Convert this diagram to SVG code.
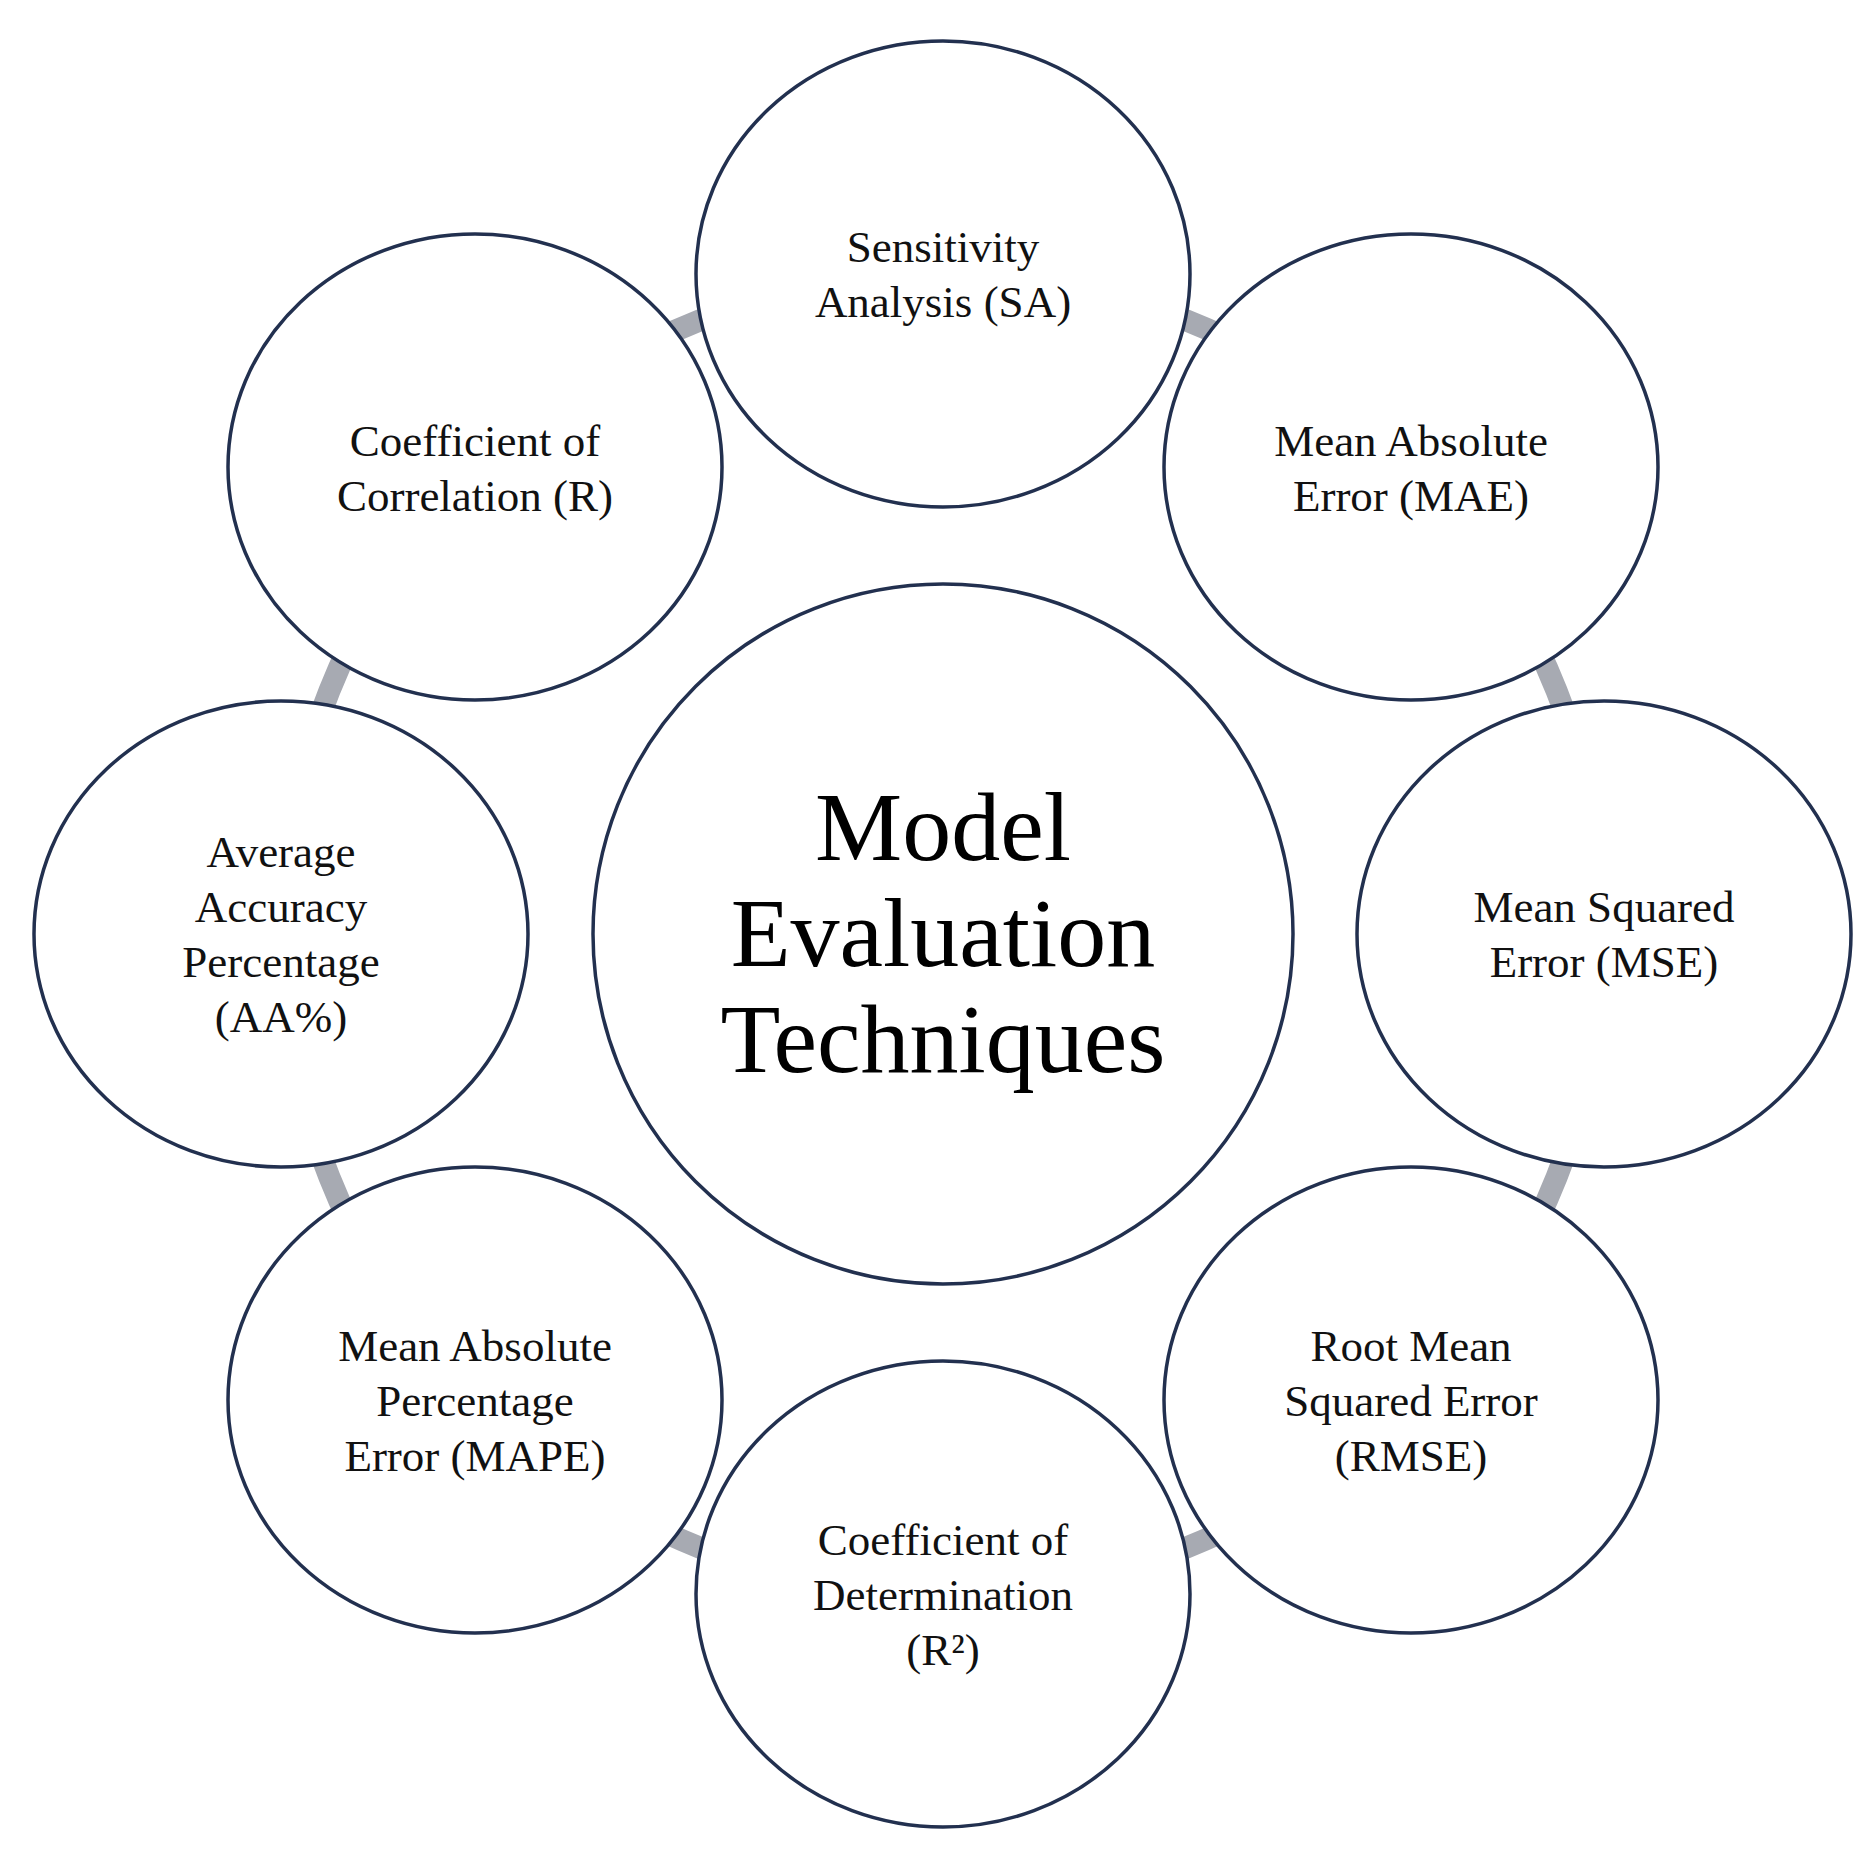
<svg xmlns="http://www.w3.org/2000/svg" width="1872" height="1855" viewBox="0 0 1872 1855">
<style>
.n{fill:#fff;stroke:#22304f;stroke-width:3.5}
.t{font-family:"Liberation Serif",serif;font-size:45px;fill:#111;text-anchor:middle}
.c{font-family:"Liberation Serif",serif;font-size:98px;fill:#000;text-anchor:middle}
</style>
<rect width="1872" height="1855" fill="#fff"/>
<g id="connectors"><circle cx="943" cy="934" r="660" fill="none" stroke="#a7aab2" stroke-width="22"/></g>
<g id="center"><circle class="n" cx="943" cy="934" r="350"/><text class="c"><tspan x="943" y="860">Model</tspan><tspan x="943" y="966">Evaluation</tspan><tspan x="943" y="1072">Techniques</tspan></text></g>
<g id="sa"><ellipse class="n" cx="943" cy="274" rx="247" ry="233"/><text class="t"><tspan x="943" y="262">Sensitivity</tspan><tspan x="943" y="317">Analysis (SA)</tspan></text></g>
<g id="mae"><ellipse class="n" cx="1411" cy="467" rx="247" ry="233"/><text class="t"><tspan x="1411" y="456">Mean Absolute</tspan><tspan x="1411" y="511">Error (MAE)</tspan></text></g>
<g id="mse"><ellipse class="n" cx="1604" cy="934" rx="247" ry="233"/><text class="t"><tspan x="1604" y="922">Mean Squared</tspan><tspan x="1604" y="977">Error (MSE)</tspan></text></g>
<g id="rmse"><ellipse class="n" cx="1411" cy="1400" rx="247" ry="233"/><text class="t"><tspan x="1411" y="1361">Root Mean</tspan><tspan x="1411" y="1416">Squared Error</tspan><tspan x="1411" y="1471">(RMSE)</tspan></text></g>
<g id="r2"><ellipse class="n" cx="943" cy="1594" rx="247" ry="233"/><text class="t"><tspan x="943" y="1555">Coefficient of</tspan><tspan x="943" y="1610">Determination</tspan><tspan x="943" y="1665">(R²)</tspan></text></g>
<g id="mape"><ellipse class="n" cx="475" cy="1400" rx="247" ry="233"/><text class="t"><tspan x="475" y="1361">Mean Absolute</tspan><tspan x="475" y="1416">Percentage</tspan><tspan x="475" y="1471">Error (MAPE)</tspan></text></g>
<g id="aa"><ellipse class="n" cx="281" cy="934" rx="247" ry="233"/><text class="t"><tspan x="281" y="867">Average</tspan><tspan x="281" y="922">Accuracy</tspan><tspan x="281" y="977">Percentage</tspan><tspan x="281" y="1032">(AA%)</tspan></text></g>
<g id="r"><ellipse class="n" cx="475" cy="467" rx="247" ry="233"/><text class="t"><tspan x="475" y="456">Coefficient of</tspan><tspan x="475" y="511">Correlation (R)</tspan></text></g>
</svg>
• • • •
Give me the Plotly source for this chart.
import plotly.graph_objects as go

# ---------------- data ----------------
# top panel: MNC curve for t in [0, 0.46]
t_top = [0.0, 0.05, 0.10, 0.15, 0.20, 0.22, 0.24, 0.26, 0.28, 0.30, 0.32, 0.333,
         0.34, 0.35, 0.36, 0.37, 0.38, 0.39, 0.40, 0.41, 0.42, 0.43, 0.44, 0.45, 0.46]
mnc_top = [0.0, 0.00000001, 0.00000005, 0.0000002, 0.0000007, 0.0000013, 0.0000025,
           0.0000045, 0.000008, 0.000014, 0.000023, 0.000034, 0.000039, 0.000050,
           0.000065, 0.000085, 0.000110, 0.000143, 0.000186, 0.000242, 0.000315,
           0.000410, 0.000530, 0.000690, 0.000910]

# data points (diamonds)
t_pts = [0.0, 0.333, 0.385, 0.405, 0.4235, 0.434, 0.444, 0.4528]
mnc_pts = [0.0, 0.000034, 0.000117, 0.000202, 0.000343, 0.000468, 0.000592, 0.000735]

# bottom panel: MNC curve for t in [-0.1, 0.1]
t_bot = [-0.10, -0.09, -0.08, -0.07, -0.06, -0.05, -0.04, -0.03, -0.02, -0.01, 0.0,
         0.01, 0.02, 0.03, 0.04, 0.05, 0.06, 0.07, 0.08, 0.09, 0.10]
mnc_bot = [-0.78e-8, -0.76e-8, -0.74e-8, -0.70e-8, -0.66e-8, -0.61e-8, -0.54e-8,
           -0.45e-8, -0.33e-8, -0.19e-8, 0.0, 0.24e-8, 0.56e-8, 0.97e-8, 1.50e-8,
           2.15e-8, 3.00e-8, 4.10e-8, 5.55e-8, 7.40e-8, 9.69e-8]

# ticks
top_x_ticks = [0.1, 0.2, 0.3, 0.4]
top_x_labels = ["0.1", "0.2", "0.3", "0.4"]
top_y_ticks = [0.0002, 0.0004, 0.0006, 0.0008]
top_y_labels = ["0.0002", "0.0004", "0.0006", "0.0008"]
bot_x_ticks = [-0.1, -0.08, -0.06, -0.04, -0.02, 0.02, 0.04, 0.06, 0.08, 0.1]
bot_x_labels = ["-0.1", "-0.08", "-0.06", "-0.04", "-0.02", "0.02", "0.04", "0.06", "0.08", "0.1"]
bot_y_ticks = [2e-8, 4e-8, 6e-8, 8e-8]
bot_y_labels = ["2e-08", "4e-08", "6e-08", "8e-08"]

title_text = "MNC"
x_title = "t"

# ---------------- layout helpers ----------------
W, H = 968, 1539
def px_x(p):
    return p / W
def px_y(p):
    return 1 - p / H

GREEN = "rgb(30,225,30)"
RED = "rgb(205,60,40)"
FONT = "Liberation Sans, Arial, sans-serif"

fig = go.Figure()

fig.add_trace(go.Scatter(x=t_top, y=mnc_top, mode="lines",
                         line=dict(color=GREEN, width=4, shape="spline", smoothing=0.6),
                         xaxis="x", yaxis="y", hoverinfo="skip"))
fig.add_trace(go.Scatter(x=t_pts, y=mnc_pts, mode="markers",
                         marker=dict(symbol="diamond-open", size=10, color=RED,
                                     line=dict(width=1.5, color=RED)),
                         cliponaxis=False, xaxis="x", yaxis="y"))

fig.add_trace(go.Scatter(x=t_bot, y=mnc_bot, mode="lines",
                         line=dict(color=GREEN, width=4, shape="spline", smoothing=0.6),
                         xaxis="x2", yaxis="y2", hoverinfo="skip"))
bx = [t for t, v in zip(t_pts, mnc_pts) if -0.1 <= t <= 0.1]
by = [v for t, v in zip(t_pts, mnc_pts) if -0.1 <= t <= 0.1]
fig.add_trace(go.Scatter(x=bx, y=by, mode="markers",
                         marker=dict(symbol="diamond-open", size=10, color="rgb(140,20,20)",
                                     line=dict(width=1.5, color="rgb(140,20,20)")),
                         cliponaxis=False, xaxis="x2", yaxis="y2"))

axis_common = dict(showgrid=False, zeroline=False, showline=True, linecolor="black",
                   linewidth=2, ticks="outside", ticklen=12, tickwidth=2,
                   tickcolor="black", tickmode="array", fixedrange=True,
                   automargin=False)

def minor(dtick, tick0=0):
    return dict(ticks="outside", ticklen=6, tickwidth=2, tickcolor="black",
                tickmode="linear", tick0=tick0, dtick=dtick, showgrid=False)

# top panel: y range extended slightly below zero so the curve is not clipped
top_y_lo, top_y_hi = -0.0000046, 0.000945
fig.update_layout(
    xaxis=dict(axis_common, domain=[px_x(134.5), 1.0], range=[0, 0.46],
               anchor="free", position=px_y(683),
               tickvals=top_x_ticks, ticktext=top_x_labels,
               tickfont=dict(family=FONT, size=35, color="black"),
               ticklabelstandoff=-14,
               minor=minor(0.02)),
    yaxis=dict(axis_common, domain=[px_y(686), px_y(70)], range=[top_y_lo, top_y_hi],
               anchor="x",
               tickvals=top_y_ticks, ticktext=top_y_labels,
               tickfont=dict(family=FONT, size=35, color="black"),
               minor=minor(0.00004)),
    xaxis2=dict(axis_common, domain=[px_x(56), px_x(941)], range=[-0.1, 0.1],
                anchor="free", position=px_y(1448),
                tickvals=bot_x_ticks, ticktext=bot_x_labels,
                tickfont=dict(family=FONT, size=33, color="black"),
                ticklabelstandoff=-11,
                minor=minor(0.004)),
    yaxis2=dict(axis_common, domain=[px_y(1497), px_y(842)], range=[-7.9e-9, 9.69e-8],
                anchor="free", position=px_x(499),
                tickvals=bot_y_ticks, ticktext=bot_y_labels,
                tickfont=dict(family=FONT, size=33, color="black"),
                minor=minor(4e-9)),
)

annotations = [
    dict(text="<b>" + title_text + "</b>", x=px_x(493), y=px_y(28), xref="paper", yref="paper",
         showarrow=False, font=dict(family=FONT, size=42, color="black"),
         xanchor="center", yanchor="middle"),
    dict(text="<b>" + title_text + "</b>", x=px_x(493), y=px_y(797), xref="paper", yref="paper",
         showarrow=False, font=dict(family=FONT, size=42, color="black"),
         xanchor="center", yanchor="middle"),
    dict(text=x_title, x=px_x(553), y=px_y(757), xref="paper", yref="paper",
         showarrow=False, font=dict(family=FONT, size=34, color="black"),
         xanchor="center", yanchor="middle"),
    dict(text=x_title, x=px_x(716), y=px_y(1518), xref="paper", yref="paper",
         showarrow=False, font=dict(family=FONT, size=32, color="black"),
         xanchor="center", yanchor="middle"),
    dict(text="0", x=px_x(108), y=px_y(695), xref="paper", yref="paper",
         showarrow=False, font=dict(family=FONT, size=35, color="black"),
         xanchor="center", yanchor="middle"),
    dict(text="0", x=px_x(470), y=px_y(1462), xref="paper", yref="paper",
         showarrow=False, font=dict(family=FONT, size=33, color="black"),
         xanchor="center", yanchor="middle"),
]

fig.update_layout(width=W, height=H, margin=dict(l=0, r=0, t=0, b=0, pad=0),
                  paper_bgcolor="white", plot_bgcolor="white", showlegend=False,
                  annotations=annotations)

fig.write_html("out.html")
• • • •
Repeat word for word the lines from the line containing "Give me the Plotly source for this chart." to the line containing "import plotly.graph_objects as go", both lines included; nothing else should appear.

Give me the Plotly source for this chart.
import plotly.graph_objects as go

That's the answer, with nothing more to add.